━━━━━ INPUT RECORDS

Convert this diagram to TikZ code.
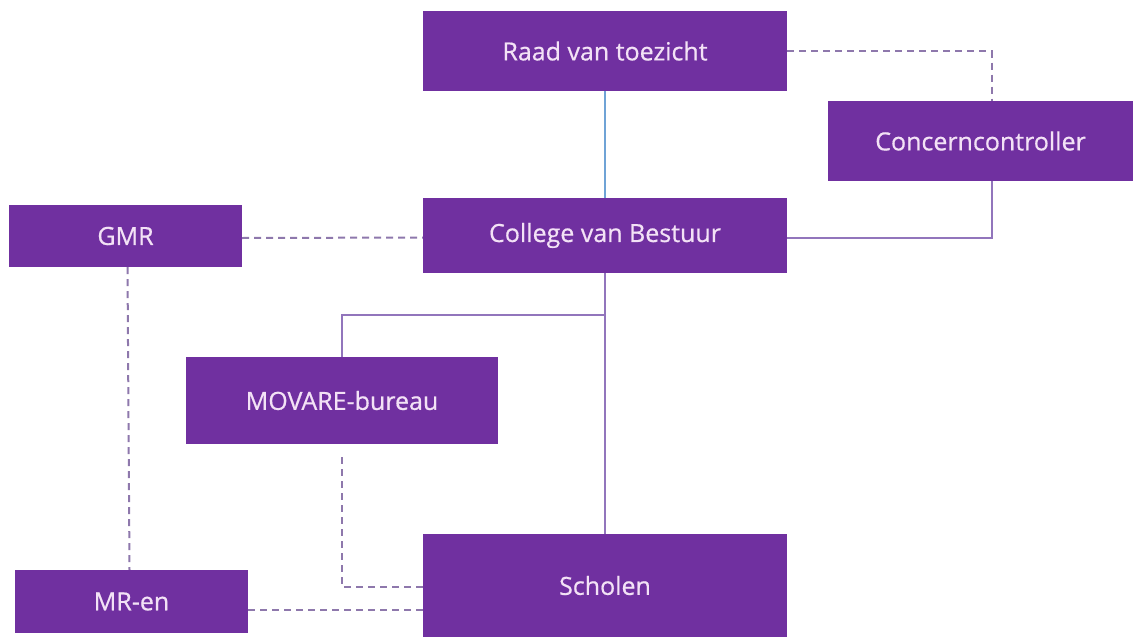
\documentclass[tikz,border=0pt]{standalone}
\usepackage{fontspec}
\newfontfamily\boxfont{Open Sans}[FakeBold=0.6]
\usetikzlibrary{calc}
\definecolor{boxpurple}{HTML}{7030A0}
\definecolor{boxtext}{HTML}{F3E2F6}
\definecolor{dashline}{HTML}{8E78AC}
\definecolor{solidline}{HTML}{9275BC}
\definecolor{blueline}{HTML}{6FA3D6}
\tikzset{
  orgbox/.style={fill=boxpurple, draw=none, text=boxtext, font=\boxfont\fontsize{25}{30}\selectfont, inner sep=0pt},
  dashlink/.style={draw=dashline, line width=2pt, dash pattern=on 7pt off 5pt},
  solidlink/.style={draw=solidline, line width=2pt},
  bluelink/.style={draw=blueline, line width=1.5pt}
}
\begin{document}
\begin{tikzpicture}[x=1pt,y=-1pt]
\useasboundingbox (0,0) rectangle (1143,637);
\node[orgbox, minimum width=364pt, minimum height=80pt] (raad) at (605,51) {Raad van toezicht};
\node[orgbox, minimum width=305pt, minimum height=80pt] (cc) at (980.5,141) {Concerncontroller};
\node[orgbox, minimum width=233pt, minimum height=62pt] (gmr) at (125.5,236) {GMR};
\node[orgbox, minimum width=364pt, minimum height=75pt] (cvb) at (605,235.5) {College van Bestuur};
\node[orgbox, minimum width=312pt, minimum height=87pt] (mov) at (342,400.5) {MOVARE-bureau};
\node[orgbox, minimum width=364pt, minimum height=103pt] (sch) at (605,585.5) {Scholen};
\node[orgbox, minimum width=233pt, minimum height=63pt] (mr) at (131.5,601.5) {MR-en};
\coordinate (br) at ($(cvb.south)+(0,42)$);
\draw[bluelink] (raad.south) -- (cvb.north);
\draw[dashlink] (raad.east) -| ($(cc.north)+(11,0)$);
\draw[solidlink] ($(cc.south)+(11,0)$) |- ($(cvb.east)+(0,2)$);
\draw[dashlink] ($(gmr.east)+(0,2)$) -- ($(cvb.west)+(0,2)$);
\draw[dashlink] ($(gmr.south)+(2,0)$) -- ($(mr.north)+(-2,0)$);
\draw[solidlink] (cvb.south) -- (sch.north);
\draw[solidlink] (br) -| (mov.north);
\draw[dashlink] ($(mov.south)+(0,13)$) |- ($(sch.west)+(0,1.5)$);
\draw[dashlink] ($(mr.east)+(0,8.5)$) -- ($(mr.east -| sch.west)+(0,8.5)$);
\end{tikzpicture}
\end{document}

━━━━━━━━━━
━━━━━ INPUT RECORDS

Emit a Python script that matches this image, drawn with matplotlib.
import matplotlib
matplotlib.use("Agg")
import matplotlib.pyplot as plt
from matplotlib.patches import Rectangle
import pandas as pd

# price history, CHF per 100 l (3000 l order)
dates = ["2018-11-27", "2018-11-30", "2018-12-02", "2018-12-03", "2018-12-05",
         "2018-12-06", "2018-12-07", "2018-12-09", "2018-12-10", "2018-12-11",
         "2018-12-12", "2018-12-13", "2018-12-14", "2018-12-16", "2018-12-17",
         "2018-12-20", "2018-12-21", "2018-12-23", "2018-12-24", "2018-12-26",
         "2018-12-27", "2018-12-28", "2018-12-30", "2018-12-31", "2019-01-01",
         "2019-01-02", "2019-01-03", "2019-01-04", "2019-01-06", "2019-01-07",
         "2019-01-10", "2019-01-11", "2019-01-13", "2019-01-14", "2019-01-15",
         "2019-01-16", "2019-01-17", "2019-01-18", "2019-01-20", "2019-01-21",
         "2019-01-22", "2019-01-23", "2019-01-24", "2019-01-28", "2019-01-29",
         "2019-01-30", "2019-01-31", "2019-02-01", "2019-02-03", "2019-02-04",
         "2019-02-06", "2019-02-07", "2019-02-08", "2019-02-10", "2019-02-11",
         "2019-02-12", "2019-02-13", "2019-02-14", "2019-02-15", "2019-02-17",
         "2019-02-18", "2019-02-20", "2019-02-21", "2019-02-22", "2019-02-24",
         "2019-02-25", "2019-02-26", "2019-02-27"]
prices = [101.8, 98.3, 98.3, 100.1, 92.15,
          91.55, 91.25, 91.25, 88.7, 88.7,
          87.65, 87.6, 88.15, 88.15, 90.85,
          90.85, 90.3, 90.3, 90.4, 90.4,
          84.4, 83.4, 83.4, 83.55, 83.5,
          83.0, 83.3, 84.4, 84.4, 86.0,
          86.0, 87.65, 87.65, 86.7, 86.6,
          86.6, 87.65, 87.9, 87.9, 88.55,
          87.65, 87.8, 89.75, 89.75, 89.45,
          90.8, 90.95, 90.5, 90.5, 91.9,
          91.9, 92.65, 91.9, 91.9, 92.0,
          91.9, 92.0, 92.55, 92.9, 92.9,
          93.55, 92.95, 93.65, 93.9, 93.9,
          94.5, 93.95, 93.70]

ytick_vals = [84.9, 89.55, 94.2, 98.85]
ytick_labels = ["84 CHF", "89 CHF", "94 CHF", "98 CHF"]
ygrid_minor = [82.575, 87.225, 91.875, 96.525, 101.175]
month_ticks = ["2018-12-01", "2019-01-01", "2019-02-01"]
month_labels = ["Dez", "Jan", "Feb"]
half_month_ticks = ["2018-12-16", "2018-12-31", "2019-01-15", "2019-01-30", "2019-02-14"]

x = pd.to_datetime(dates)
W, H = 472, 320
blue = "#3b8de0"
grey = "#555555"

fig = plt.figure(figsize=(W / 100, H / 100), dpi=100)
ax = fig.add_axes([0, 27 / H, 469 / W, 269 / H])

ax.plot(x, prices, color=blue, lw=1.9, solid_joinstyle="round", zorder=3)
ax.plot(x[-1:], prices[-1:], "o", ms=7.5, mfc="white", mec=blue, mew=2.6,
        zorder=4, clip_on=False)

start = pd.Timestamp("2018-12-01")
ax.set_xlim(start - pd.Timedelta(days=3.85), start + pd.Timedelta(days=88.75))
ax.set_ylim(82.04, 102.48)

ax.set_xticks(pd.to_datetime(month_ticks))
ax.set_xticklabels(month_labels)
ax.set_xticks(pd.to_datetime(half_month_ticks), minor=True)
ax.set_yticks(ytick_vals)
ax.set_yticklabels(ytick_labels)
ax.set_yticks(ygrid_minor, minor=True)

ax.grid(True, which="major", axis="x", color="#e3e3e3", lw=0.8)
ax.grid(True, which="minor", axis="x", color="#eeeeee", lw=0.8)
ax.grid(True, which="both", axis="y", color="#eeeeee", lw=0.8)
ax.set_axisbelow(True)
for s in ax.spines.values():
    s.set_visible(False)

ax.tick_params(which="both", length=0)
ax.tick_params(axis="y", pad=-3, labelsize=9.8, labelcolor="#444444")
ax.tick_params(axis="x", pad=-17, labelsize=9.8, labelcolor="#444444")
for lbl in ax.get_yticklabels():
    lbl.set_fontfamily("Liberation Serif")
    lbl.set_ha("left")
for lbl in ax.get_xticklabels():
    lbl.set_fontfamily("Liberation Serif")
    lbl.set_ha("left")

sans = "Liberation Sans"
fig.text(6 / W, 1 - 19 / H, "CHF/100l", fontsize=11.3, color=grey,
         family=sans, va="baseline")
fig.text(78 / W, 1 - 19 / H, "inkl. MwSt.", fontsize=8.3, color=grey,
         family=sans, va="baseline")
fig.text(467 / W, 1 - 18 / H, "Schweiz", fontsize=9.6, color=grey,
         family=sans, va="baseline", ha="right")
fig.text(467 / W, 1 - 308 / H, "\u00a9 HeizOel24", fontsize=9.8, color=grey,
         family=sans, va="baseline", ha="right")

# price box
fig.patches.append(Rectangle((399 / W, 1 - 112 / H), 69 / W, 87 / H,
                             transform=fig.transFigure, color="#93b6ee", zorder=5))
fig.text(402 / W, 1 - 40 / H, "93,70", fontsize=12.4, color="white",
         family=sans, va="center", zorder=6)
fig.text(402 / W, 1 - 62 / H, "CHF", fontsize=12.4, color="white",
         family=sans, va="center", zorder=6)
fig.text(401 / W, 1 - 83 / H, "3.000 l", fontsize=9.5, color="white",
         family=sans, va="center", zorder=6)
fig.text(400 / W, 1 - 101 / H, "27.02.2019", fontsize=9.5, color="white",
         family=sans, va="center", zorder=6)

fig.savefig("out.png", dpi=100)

━━━━━━━━━━

From the records above, repeat exactly the lines from the one with "Emit a Python" through the one with "import pandas as pd", both included.

Emit a Python script that matches this image, drawn with matplotlib.
import matplotlib
matplotlib.use("Agg")
import matplotlib.pyplot as plt
from matplotlib.patches import Rectangle
import pandas as pd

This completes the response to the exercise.